I know that both you and I hate them. That doesn't mean I don't know you haven't filled about ten of them in. Possibly more. It depends how much you like memes. Most of them consist of approximately 20 to 30 questions with varying levels of commitment to something.
<form> <fieldset> <legend>Do you like owls?</legend> <ol> <li><label for="owls-love" title="Yes i love owls">Very much</label> <input type="radio" name="owls" id="owls-love"></li> <li><label for="owls-yes" title="Yes i like owls">Yes</label> <input type="radio" name="owls" id="owls-yes"></li> <li><label for="owls-ok" title="Owls are ok">No, but I don't feel aggressive towards them</label> <input type="radio" name="owls" id="owls-ok"></li> </ol> </fieldset>
This is a reasonable method of applying markup to something like this. I can't really comment on radio inputs because I tend to avoid them. I would only use them for multiple choice answers which could have a small discrete range of approximately 6. The select element would be a good choice for anything larger as it doesn't visually aggrieve the page. I can't comment on how a screen-reader would vocalise the output but would welcome any input regarding the differences between how a radio input group and select options are spoken.

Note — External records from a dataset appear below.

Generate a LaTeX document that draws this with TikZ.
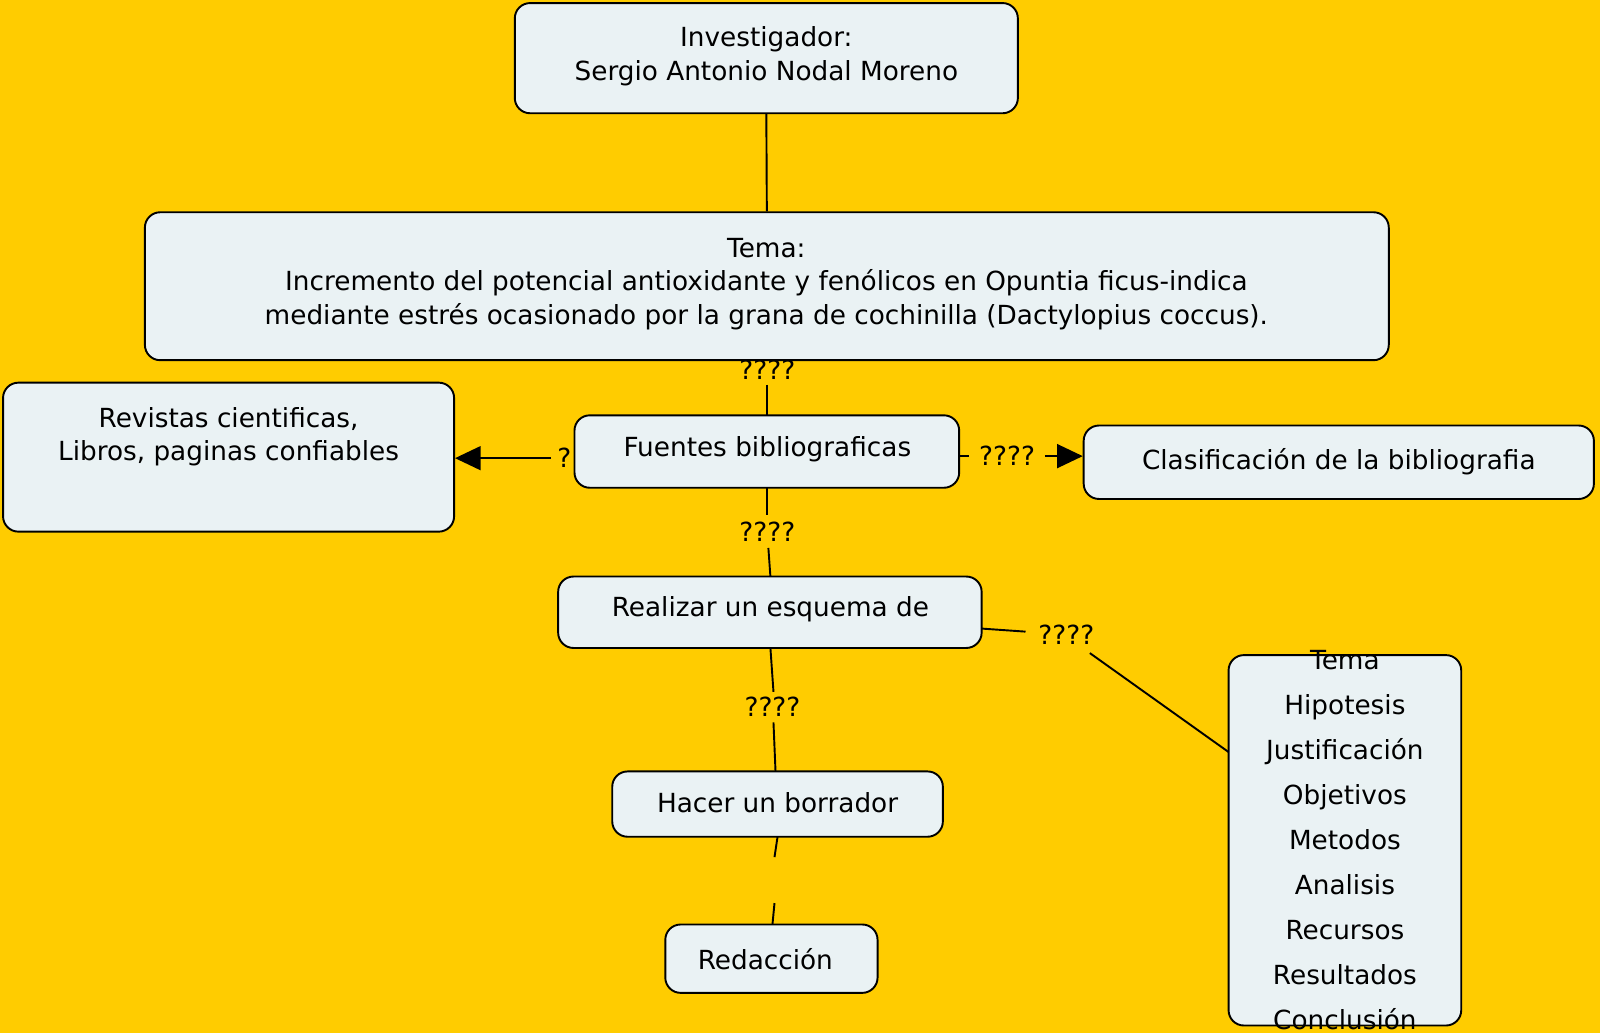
\documentclass[tikz,border=0pt]{standalone}
\usepackage{fontspec}
\setmainfont{DejaVu Sans}
\usetikzlibrary{arrows.meta}
\definecolor{bg}{HTML}{FFCC00}
\definecolor{boxfill}{HTML}{EAF2F4}
\begin{document}
\begin{tikzpicture}[x=0.03cm,y=-0.03cm,
  bx/.style={draw,line width=1.6pt,fill=boxfill,rounded corners=0.45cm,inner sep=0pt},
  tx/.style={font=\fontsize{22}{28}\selectfont,align=center,inner sep=0pt},
  lbl/.style={font=\fontsize{22}{28}\selectfont,inner sep=1pt},
  ln/.style={line width=1.6pt},
  ar/.style={line width=1.6pt,-{Triangle[length=0.75cm,width=0.7cm]}}]
\fill[bg] (0,0) rectangle (1568,1012);
\useasboundingbox (0,0) rectangle (1568,1012);
% boxes
\node[bx,minimum width=493*0.03cm,minimum height=108*0.03cm] (inv) at (751,57) {};
\node[tx] at (751,55) {Investigador:\\Sergio Antonio Nodal Moreno};
\node[bx,minimum width=1219*0.03cm,minimum height=145*0.03cm] (tema) at (751.5,280.5) {};
\node[tx] at (751,278) {Tema:\\Incremento del potencial antioxidante y fenólicos en Opuntia ficus-indica\\mediante estrés ocasionado por la grana de cochinilla (Dactylopius coccus).};
\node[bx,minimum width=442*0.03cm,minimum height=146*0.03cm] (rev) at (224,448) {};
\node[tx] at (224,428) {Revistas cientificas,\\Libros, paginas confiables};
\node[bx,minimum width=377*0.03cm,minimum height=71*0.03cm] (fue) at (751.5,442.5) {};
\node[tx] at (752,440) {Fuentes bibliograficas};
\node[bx,minimum width=500*0.03cm,minimum height=72*0.03cm] (cla) at (1312,453) {};
\node[tx] at (1312,452) {Clasificación de la bibliografia};
\node[bx,minimum width=415*0.03cm,minimum height=70*0.03cm] (rea) at (754.5,600) {};
\node[tx] at (755,597) {Realizar un esquema de};
\node[bx,minimum width=324*0.03cm,minimum height=64*0.03cm] (hac) at (762,788) {};
\node[tx] at (762,787) {Hacer un borrador};
\node[bx,minimum width=208*0.03cm,minimum height=67*0.03cm] (red) at (756,939.5) {};
\node[tx] at (750,940) {Redacción};
\node[bx,minimum width=228*0.03cm,minimum height=363*0.03cm] (lst) at (1318,823.5) {};
\node[tx,font=\fontsize{22}{37.6}\selectfont] at (1318,823) {Tema\\Hipotesis\\Justificación\\Objetivos\\Metodos\\Analisis\\Recursos\\Resultados\\Conclusión};
% labels
\node[lbl] (l1) at (752,362) {????};
\node[lbl] (l2) at (553,449) {?};
\node[lbl] (l3) at (987,447) {????};
\node[lbl] (l4) at (752,521) {????};
\node[lbl] (l5) at (1045,622) {????};
\node[lbl] (l6) at (757,693) {????};
\coordinate (l7a) at (759,840);
\coordinate (l7b) at (759,885);
% connectors
\draw[ln] (inv.south) -- (tema.north);
\draw[ln] (752,377) -- (752,407);
\draw[ar] (540,449) -- (rev.east |- 0,449);
\draw[ln] (fue.east |- 0,447) -- (950,447);
\draw[ar] (1024,447) -- (cla.west |- 0,447);
\draw[ln] (752,478) -- (752,505);
\draw[ln] (753,537) -- (755,565);
\draw[ln] (962,616) -- (1005,619);
\draw[ln] (1068,640) -- (1204,737);
\draw[ln] (755,635) -- (758,678);
\draw[ln] (758,708) -- (760,756);
\draw[ln] (762,820) -- (l7a);
\draw[ln] (l7b) -- (757,906);
\end{tikzpicture}
\end{document}
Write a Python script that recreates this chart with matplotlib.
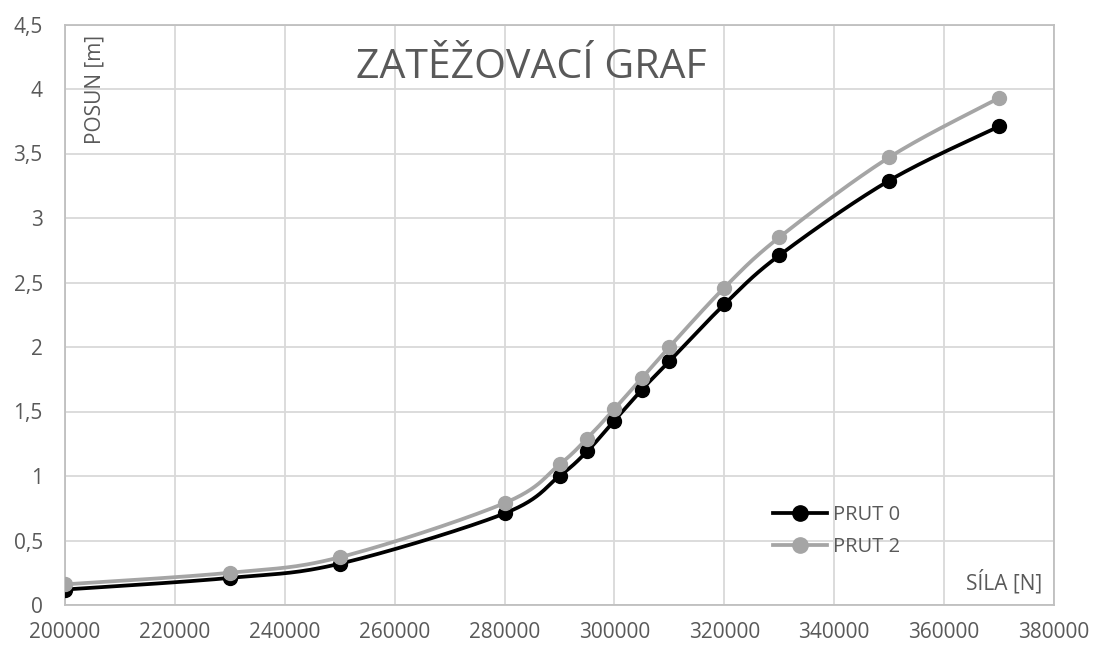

Online weight-watcher form
I know of online weight watching schemes and believe that weight and diet and several variables are recorded on a regular basis. There could possibly lie a small inkling of a chance that a grid layout would be applicable. It's incredibly tenuous, I know, but I'm trying to logically look at tabular data collation and how it can apply to HTML. If it were to be marked up in this way, there would need to be label elements used to indicate the cell inputs. I would advise looking at Roger Johansson's article on the table element called Bring on the tables for information on scope and helping to show further relationships. I'm not going to elaborate on this example because I think you can follow me. If you don't understand, I shall further update this text to describe it.
Data collation is a discipline which can help us create more usable forms. Look at the information which you need to collect. Do you need it? What range of information do you need. Is the data continuous, discrete, or continuous data grouped into discrete ranges? How often will it be collected? How many subjects are there? Will multiple pages make it easier to process? Are you imagining a specific style? Would some simple CSS do the same job? Is the input likely to be several strings, or alphanumeric characters.